*Short problem*. Copy each line exactly. Drop every picture.

*Dataset extract*.
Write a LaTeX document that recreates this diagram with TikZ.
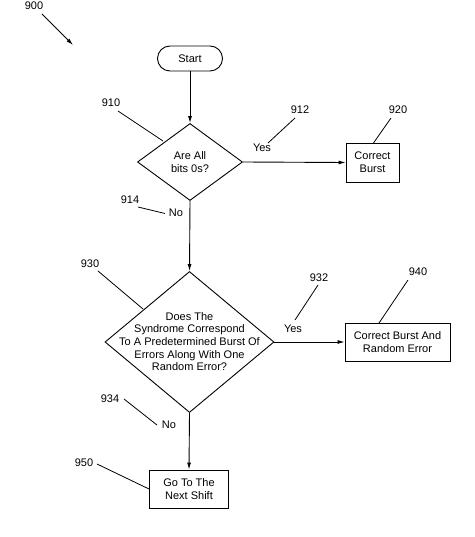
\documentclass[tikz,border=0pt]{standalone}
\usepackage{fontspec}
\setmainfont{Liberation Sans}
\usetikzlibrary{shapes.geometric,arrows.meta}
\begin{document}
\begin{tikzpicture}[x=1pt,y=-1pt,
  every node/.style={font=\fontsize{11}{12.7}\selectfont},
  arr/.style={line width=0.9pt,-{Latex[length=7pt,width=4pt]}},
  lead/.style={line width=0.8pt},
  procbox/.style={draw,line width=0.9pt,rectangle,align=center,inner sep=0pt},
  decision/.style={draw,line width=0.9pt,diamond,inner sep=0pt,aspect=1},
  txt/.style={inner sep=0pt,align=center}]
\useasboundingbox (0,0) rectangle (474,537);
% reference 900
\node[txt] (l900) at (34,6) {900};
\coordinate (a900s) at (42,14);
\coordinate (a900e) at (73,45);
\draw[arr] (a900s) -- (a900e);
% start
\node[procbox,rounded corners=12.5pt,minimum width=65pt,minimum height=25pt] (start) at (190,58.5) {Start};
% diamond 1
\node[decision,minimum width=105pt,minimum height=77pt] (d1) at (190,162) {};
\node[txt] (d1t) at (190,162) {Are All\\bits 0s?};
% correct burst
\node[procbox,minimum width=53pt,minimum height=39pt] (b920) at (372.5,162.5) {Correct\\Burst};
% diamond 2
\node[decision,minimum width=169pt,minimum height=141pt] (d2) at (189.5,342) {};
\node[txt] (d2t) at (189.5,341.5) {Does The\\Syndrome Correspond\\To A Predetermined Burst Of\\Errors Along With One\\Random Error?};
% box 940
\node[procbox,minimum width=105pt,minimum height=38pt] (b940) at (397.5,342) {Correct Burst And\\Random Error};
% box 950
\node[procbox,minimum width=79pt,minimum height=38pt] (b950) at (189,489) {Go To The\\Next Shift};
% connectors
\draw[arr] (start) -- (d1);
\draw[arr] (d1.east) -- (b920.west);
\draw[arr] (d1.south) -- (d2.north);
\draw[arr] (d2.east) -- (b940.west);
\draw[arr] (d2.south) -- (b950.north);
% branch labels
\node[txt] (yes1) at (262,148) {Yes};
\node[txt] (no1) at (176,213) {No};
\node[txt] (yes2) at (293,329) {Yes};
\node[txt] (no2) at (169,425) {No};
% reference labels
\node[txt] (l910) at (111,103) {910};
\node[txt] (l912) at (300,110) {912};
\node[txt] (l920) at (398,110) {920};
\node[txt] (l914) at (130,200) {914};
\node[txt] (l930) at (90,264) {930};
\node[txt] (l932) at (319,278) {932};
\node[txt] (l940) at (418,272) {940};
\node[txt] (l934) at (110,399) {934};
\node[txt] (l950) at (84,463) {950};
% leader end points
\coordinate (s910) at (118,111); \coordinate (e910) at (163,141);
\coordinate (s912) at (295,118); \coordinate (e912) at (268,143);
\coordinate (s920) at (391,118); \coordinate (e920) at (373.5,143);
\coordinate (s914) at (138,207); \coordinate (e914) at (165,213.5);
\coordinate (s930) at (98,271);  \coordinate (e930) at (143,309);
\coordinate (s932) at (318,285); \coordinate (e932) at (295,320);
\coordinate (s940) at (408,280); \coordinate (e940) at (379,323);
\coordinate (s934) at (124,399); \coordinate (e934) at (157,425);
\coordinate (s950) at (97,464);  \coordinate (e950) at (149,489);
\foreach \n in {910,912,920,914,930,932,940,934,950}{
  \draw[lead] (s\n) -- (e\n);
}
\end{tikzpicture}
\end{document}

*The answer*.
Write a LaTeX document that recreates this diagram with TikZ.
\documentclass[tikz,border=0pt]{standalone}
\usepackage{fontspec}
\setmainfont{Liberation Sans}
\usetikzlibrary{shapes.geometric,arrows.meta}
\begin{document}
\begin{tikzpicture}[x=1pt,y=-1pt,
  every node/.style={font=\fontsize{11}{12.7}\selectfont},
  arr/.style={line width=0.9pt,-{Latex[length=7pt,width=4pt]}},
  lead/.style={line width=0.8pt},
  procbox/.style={draw,line width=0.9pt,rectangle,align=center,inner sep=0pt},
  decision/.style={draw,line width=0.9pt,diamond,inner sep=0pt,aspect=1},
  txt/.style={inner sep=0pt,align=center}]
\useasboundingbox (0,0) rectangle (474,537);
% reference 900
\node[txt] (l900) at (34,6) {900};
\coordinate (a900s) at (42,14);
\coordinate (a900e) at (73,45);
\draw[arr] (a900s) -- (a900e);
% start
\node[procbox,rounded corners=12.5pt,minimum width=65pt,minimum height=25pt] (start) at (190,58.5) {Start};
% diamond 1
\node[decision,minimum width=105pt,minimum height=77pt] (d1) at (190,162) {};
\node[txt] (d1t) at (190,162) {Are All\\bits 0s?};
% correct burst
\node[procbox,minimum width=53pt,minimum height=39pt] (b920) at (372.5,162.5) {Correct\\Burst};
% diamond 2
\node[decision,minimum width=169pt,minimum height=141pt] (d2) at (189.5,342) {};
\node[txt] (d2t) at (189.5,341.5) {Does The\\Syndrome Correspond\\To A Predetermined Burst Of\\Errors Along With One\\Random Error?};
% box 940
\node[procbox,minimum width=105pt,minimum height=38pt] (b940) at (397.5,342) {Correct Burst And\\Random Error};
% box 950
\node[procbox,minimum width=79pt,minimum height=38pt] (b950) at (189,489) {Go To The\\Next Shift};
% connectors
\draw[arr] (start) -- (d1);
\draw[arr] (d1.east) -- (b920.west);
\draw[arr] (d1.south) -- (d2.north);
\draw[arr] (d2.east) -- (b940.west);
\draw[arr] (d2.south) -- (b950.north);
% branch labels
\node[txt] (yes1) at (262,148) {Yes};
\node[txt] (no1) at (176,213) {No};
\node[txt] (yes2) at (293,329) {Yes};
\node[txt] (no2) at (169,425) {No};
% reference labels
\node[txt] (l910) at (111,103) {910};
\node[txt] (l912) at (300,110) {912};
\node[txt] (l920) at (398,110) {920};
\node[txt] (l914) at (130,200) {914};
\node[txt] (l930) at (90,264) {930};
\node[txt] (l932) at (319,278) {932};
\node[txt] (l940) at (418,272) {940};
\node[txt] (l934) at (110,399) {934};
\node[txt] (l950) at (84,463) {950};
% leader end points
\coordinate (s910) at (118,111); \coordinate (e910) at (163,141);
\coordinate (s912) at (295,118); \coordinate (e912) at (268,143);
\coordinate (s920) at (391,118); \coordinate (e920) at (373.5,143);
\coordinate (s914) at (138,207); \coordinate (e914) at (165,213.5);
\coordinate (s930) at (98,271);  \coordinate (e930) at (143,309);
\coordinate (s932) at (318,285); \coordinate (e932) at (295,320);
\coordinate (s940) at (408,280); \coordinate (e940) at (379,323);
\coordinate (s934) at (124,399); \coordinate (e934) at (157,425);
\coordinate (s950) at (97,464);  \coordinate (e950) at (149,489);
\foreach \n in {910,912,920,914,930,932,940,934,950}{
  \draw[lead] (s\n) -- (e\n);
}
\end{tikzpicture}
\end{document}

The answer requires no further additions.